Growth issues for blue-green laser diodes

Abstract

Laser device lifetime is linked to electrical dissipation, hence vertical transport. One significant issue is the resistivity of ZnSe and alloys of ZnSe. The results of our recent studies into the origins of both doping level limitations in ZnSe, and the relatively high acceptor activation energies found in wide bandgap alloys of ZnSe, will be reviewed. The experimental evidence, including the presence or absence of persistent photoconductivity in wide bandgap alloys of p-ZnSe and p-ZnSe:N, points to the presence of deep levels associated with lattice relaxation as the origin of the increased acceptor activation energy. Key issues of growth include the evaluation of sticking coefficient for the alloy constituents, and the maintenance of constant substrate temperature to avoid variations in alloy fraction.

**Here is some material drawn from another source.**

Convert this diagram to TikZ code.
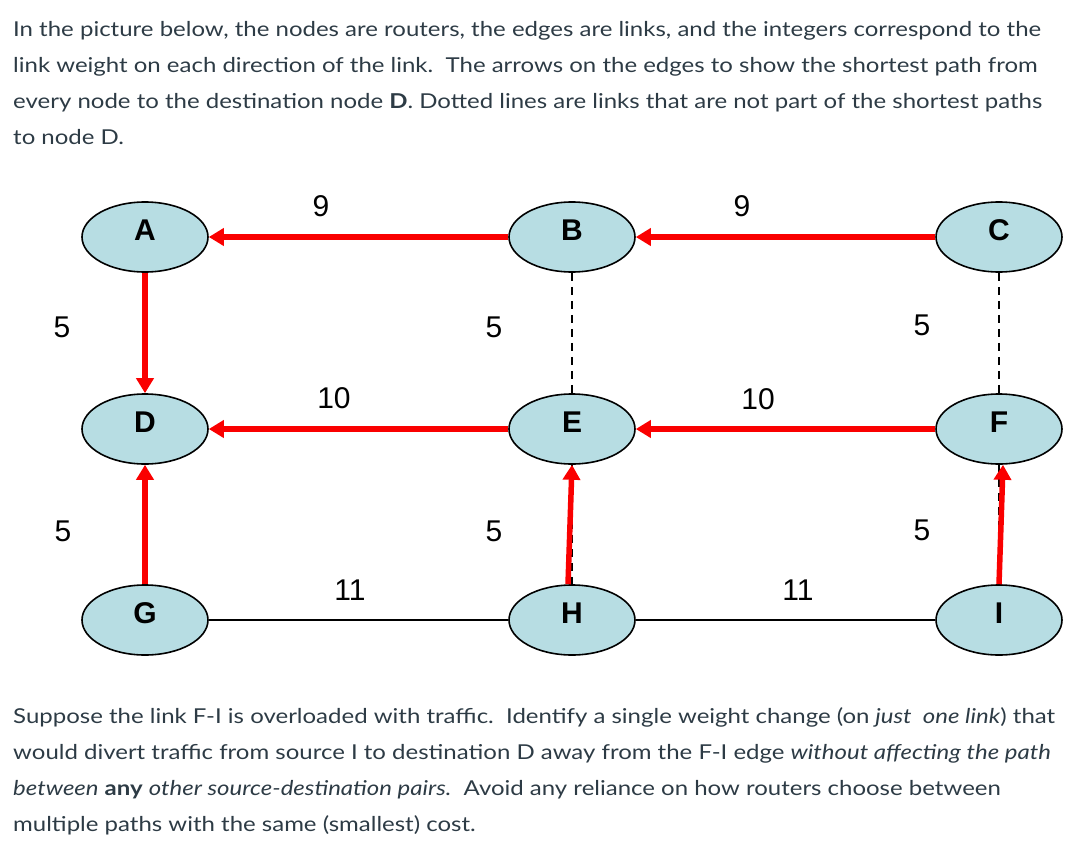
\documentclass[tikz,border=0pt]{standalone}
\usepackage{fontspec}
\setmainfont{Lato}[FakeStretch=1.17]
\newfontfamily\arialfont{Liberation Sans}
\usepackage{xcolor}
\usetikzlibrary{arrows.meta,shapes.geometric,calc}
\definecolor{routerfill}{RGB}{183,221,227}
\definecolor{pathred}{RGB}{250,0,0}
\definecolor{canvastext}{RGB}{45,59,69}

\begin{document}
\begin{tikzpicture}[x=1pt,y=-1pt,>={Triangle[length=15pt,width=17pt]},
  router/.style={ellipse,draw=black,line width=1.6pt,fill=routerfill,
    minimum width=126pt,minimum height=70pt,inner sep=0pt,
    text height=21.5pt,text depth=14pt,font=\arialfont\fontsize{30}{30}\selectfont\bfseries},
  weight/.style={inner sep=0pt,font=\arialfont\fontsize{30}{30}\selectfont},
  prose/.style={anchor=base west,inner sep=0pt,text=canvastext,font=\fontsize{20.5}{24}\selectfont},
  sp/.style={->,draw=pathred,line width=5.5pt},
  notpath/.style={draw=black,line width=1.6pt,dash pattern=on 8pt off 6pt},
  plain/.style={draw=black,line width=1.5pt}]
  \useasboundingbox (0,0) rectangle (1082,854);
  % question text above the graph
  \node[prose] (q1) at (13,36) {In the picture below, the nodes are routers, the edges are links, and the integers correspond to the};
  \node[prose] (q2) at (13,72) {link weight on each direction of the link.\ \ The arrows on the edges to show the shortest path from};
  \node[prose] (q3) at (13,108) {every node to the destination node \textbf{D}. Dotted lines are links that are not part of the shortest paths};
  \node[prose] (q4) at (13,144) {to node D.};
  % routers on a 3x3 grid
  \foreach \n/\x/\y in {A/145/237,B/572/237,C/999/237,
                        D/145/429,E/572/429,F/999/429,
                        G/145/620,H/572/620,I/999/620}{
    \node[router] (\n) at (\x,\y) {\n};}
  % links not on a shortest path
  \draw[notpath] (B) -- (E);
  \draw[notpath] (C) -- (F);
  \draw[notpath] (E) -- (H);
  \draw[notpath] (F) -- (I);
  \draw[plain] (G) -- (H);
  \draw[plain] (H) -- (I);
  % shortest paths towards D
  \draw[sp] (B) -- (A);
  \draw[sp] (C) -- (B);
  \draw[sp] (A) -- (D);
  \draw[sp] (E) -- (D);
  \draw[sp] (F) -- (E);
  \draw[sp] (G) -- (D);
  \draw[sp] ($(H.north)+(-4,0)$) -- (E.south);
  \draw[sp] (I.north) -- ($(F.south)+(4,0)$);
  % link weights
  \foreach \w/\x/\y [count=\i] in {9/321/206,9/742/206,
                                   5/62/327,5/494/327,5/922/325,
                                   10/334/398,10/758/399,
                                   5/63/531,5/494/531,5/922/530,
                                   11/350/590,11/798/590}{
    \node[weight] (w\i) at (\x,\y) {\w};}
  % question text below the graph
  \node[prose] (s1) at (13,723) {Suppose the link F-I is overloaded with traffic.\ \ Identify a single weight change (on \textit{just\ \ one link}) that};
  \node[prose] (s2) at (13,759) {would divert traffic from source I to destination D away from the F-I edge \textit{without affecting the path}};
  \node[prose] (s3) at (13,795) {\textit{between} \textbf{any} \textit{other source-destination pairs.}\ \ Avoid any reliance on how routers choose between};
  \node[prose] (s4) at (13,831) {multiple paths with the same (smallest) cost.};
\end{tikzpicture}
\end{document}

The appearance of composition modulation in ZnSe alloys will also be discussed. Understanding the degradation of II–VI blue-green laser diodes has become important after the demonstrations of room-temperature continuous-wave operation from (Zn,Mg)(S,Se)/Zn(S,Se)/(Zn,Cd)Se separate confinement heterostructure (SCH) laser diodes. The observed degradation seems associated with the existence of stacking faults originated from the II–VI/GaAs heterovalent interfaces. Segments of these extended structural defects which penetrate the active region become sources for the generation of macroscopically dark patches under lasing conditions. Lessons from III–V semiconductor laser device research are consistent with the observation that the presence of non-radiative point defects and built-in strain contribute to the propagation and growth of dislocations. Efforts to reduce the density of stacking faults continue, while the temperature dependence of photoluminescence points the way to a reduction in as-grown point defects.